Many other topics will be brought up during the pre-marriage counseling. Other discussions will probably include goal setting, preference in lifestyle, career plans, reviewing parental skills, how to manage money, many counselors will even discuss, how your budget for your wedding. Other topics include prior relationships, further probing into conflict resolution , conquering fears, handling prior relationships with family, prior relationships and relationships with friends after they're married, and discuss sexuality matters.
The counselor will go back and forth, getting you and your partner's stand on a wide range of topics, hearing how the couple stands on each topic and with the counselor offering advice. At the end of the session, each couple may even get a personalized report along with a pre-marriage counseling guide. The counselor may leave the couple either with a written guide or give a verbal presentation on how to communicate and handle situations in their marriage and instilling a mindset for their successful marriage.
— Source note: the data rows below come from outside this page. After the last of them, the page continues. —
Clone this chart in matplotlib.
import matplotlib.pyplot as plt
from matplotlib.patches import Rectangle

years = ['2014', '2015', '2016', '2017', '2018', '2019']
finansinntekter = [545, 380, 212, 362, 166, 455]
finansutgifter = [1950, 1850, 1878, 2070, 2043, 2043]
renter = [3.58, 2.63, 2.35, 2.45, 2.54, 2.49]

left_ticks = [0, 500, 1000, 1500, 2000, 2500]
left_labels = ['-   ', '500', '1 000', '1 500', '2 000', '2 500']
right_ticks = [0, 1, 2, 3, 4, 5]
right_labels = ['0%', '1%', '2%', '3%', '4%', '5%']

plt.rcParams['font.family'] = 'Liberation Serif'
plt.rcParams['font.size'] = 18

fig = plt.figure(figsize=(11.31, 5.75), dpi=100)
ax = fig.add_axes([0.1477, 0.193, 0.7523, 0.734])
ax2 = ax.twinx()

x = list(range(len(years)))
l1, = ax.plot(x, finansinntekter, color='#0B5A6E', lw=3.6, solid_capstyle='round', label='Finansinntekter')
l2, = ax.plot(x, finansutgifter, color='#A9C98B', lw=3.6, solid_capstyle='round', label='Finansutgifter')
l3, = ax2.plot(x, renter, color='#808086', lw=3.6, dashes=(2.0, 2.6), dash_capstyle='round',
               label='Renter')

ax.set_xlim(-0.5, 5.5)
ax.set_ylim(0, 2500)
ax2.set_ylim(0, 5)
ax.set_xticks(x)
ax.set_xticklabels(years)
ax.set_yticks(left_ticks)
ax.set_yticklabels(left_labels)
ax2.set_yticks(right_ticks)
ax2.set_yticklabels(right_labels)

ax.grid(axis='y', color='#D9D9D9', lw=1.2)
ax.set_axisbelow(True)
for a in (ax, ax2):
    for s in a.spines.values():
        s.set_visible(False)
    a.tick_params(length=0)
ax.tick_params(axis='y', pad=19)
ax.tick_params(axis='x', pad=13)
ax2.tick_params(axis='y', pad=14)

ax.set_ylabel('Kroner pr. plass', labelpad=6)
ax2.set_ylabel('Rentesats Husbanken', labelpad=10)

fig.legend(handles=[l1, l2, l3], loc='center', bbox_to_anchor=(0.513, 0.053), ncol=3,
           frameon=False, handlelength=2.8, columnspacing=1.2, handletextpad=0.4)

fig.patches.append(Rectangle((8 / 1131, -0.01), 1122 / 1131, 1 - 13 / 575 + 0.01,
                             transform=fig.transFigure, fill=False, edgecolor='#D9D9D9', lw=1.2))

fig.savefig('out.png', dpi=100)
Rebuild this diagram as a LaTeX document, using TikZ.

If the counseling is a religious session, the officiant will work with the couple on their wedding ceremony. Some religious institutions have strict ceremonies while with others the couple is allowed a lot of input into the wedding ceremony. The officiant will lay out how he runs the wedding. He will discuss the format of the wedding and discuss parts of the wedding the couple can provide their ideas and input. He/she may brainstorm with the couple, a topic for the sermon, such as relationships, communications, or compromising or other topics.
Is the ceremony to be very restrictive religious, semi religious with a lot of input from the couple, covering two distinct religions, or secular, not particular to any religion? The officiant will review the content, style, and tone of the wedding. Does the couple want to give wedding vows, and what readers does the couple want for the wedding, the officiant may offer suggestions? Also, what music and what decorations would the couple like for their ceremony and put them in contact with the church secretary.
Often it's not the couple that opts for pre-marriage counseling, very often one of the parent's pushes their son or daughter to take it. Much of the time, when issues arise in a marriage, the couple has learned how to handle the issue and understands their partners stand, whereas without the pre-marital session, issues that come up in a marriage that the couple has a hard time resolving, they don't know the other's stand.
When couple's first meet and fall in love, they see no faults in their partner. After awhile, the faults start to come out, and each person needs to compromise on each other's faults. Pre-marriage counseling addresses how to best handle many of the issues that arise in a marriage and how to tackle many different situations. Consider signing up for pre-marriage counseling and learn how to make a strong marriage. See you on the other side!